Structural stability is also heavily reliant on proper construction techniques, particularly the use of triangular bracing and cross-support. Adding diagonal members to square or rectangular frames converts the bending and shearing forces at the corners into compression forces along the diagonal pipes. This engineering technique significantly increases the rigidity and overall capacity of the entire structure, allowing PVC to support much heavier loads than it could in an unsupported frame.
Environmental Factors and Safety Margins
External environmental conditions significantly impact the load capacity and long-term durability of PVC pipe. Temperature is a major factor because PVC softens as it gets hotter, directly reducing its mechanical strength. For instance, the pressure rating of a pipe at 73°F is de-rated by approximately 50% when the operating temperature reaches 140°F. This means its ability to handle structural loads is substantially compromised in high heat environments.
Ultraviolet (UV) light from the sun also affects PVC over time. Prolonged exposure to sunlight does not drastically reduce the material’s tensile strength, but it causes the outer layer to degrade, leading to a reduction in impact strength. This degradation makes the pipe more brittle and susceptible to failure from a sudden shock or impact, especially for outdoor, exposed structures. Painting the pipe with a light-colored, water-based latex paint can shield the material from UV damage.

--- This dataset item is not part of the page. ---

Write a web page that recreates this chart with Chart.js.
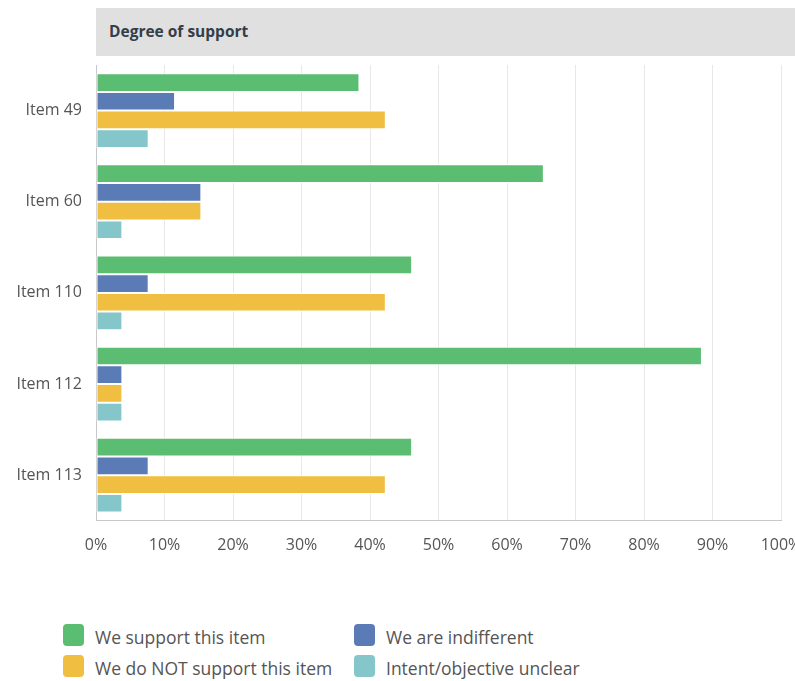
<!DOCTYPE html>
<html>
<head>
<meta charset="utf-8">
<title>Degree of support</title>
<script src="https://cdn.jsdelivr.net/npm/chart.js@4"></script>
<style>
  html, body { margin: 0; padding: 0; background: #fff; overflow: hidden; }
  body { width: 795px; height: 681px; position: relative; font-family: "Open Sans", sans-serif; }
  .header {
    position: absolute; left: 96px; top: 8px; width: 699px; height: 48px;
    background: #e0e0e0; color: #333e48; font-weight: bold; font-size: 15.5px;
    line-height: 46px; padding-left: 13px; box-sizing: border-box;
  }
  .chart-container { position: absolute; left: 0; top: 0; width: 820px; height: 570px; }
  .legend { position: absolute; left: 63px; top: 624px; width: 600px; }
  .legend-item { position: absolute; display: flex; align-items: center; font-size: 17.5px; color: #555; white-space: nowrap; height: 22px; }
  .legend-item .swatch { width: 21px; height: 22px; border-radius: 4px; margin-right: 11px; }
  .legend-item .text { position: relative; top: 2px; }
</style>
</head>
<body>
<div class="header">Degree of support</div>
<div class="chart-container"><canvas id="supportChart"></canvas></div>
<div class="legend" id="legend"></div>

<script>
// Kategoriler ve seriler (yüzde)
const items = ['Item 49', 'Item 60', 'Item 110', 'Item 112', 'Item 113'];
const seriesNames = ['We support this item', 'We are indifferent', 'We do NOT support this item', 'Intent/objective unclear'];
const seriesColors = ['#5bbd72', '#5a7bb5', '#f0bf41', '#84c6c9'];
const support = [38.46, 65.38, 46.15, 88.46, 46.15];
const indifferent = [11.54, 15.38, 7.69, 3.85, 7.69];
const notSupport = [42.31, 15.38, 42.31, 3.85, 42.31];
const unclear = [7.69, 3.85, 3.85, 3.85, 3.85];
const xTicks = [0, 10, 20, 30, 40, 50, 60, 70, 80, 90, 100];

const seriesValues = [support, indifferent, notSupport, unclear];

const datasets = seriesNames.map(function(name, i) {
  return {
    label: name,
    data: seriesValues[i],
    backgroundColor: seriesColors[i],
    borderColor: '#ffffff',
    borderWidth: 1,
    borderSkipped: false,
    categoryPercentage: 0.82,
    barPercentage: 1.0
  };
});

const tickFont = { family: '"Open Sans", sans-serif', size: 16 };

const chart = new Chart(document.getElementById('supportChart'), {
  type: 'bar',
  data: { labels: items, datasets: datasets },
  options: {
    indexAxis: 'y',
    responsive: true,
    maintainAspectRatio: false,
    animation: false,
    layout: { padding: { top: 65, right: 39, bottom: 0, left: 0 } },
    plugins: {
      legend: { display: false },
      tooltip: { enabled: false }
    },
    scales: {
      x: {
        min: 0,
        max: 100,
        afterBuildTicks: function(scale) {
          scale.ticks = xTicks.map(function(v) { return { value: v }; });
        },
        ticks: {
          callback: function(value) { return value + '%'; },
          color: '#555',
          font: tickFont,
          padding: 15,
          maxRotation: 0
        },
        grid: { color: '#e8e8e8', drawTicks: false },
        border: { color: '#c8c8c8' }
      },
      y: {
        afterFit: function(scale) { scale.width = 96; },
        ticks: {
          color: '#555',
          font: tickFont,
          padding: 14
        },
        grid: { display: false, drawTicks: false },
        border: { color: '#c8c8c8' }
      }
    }
  }
});

// Legende: 2x2 raster uit de datasets
const legendPos = [[0, 0], [291, 0], [0, 31], [291, 31]];
const legendEl = document.getElementById('legend');
chart.data.datasets.forEach(function(ds, i) {
  const el = document.createElement('div');
  el.className = 'legend-item';
  el.style.left = legendPos[i][0] + 'px';
  el.style.top = legendPos[i][1] + 'px';
  el.innerHTML = '<span class="swatch" style="background:' + ds.backgroundColor + '"></span><span class="text">' + ds.label + '</span>';
  legendEl.appendChild(el);
});
</script>
</body>
</html>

Because of the variable factors involved in DIY structural projects—including joint quality, load distribution, and temperature fluctuations—it is considered prudent to apply a generous safety factor. For engineered pressure applications, industry standards often recommend a minimum safety factor of 2.0, meaning the pipe is only loaded to half of its theoretical maximum. For structural projects, it is advisable to limit the actual weight placed on the pipe to only 25% to 50% of the calculated maximum capacity to ensure long-term stability and guard against creep failure.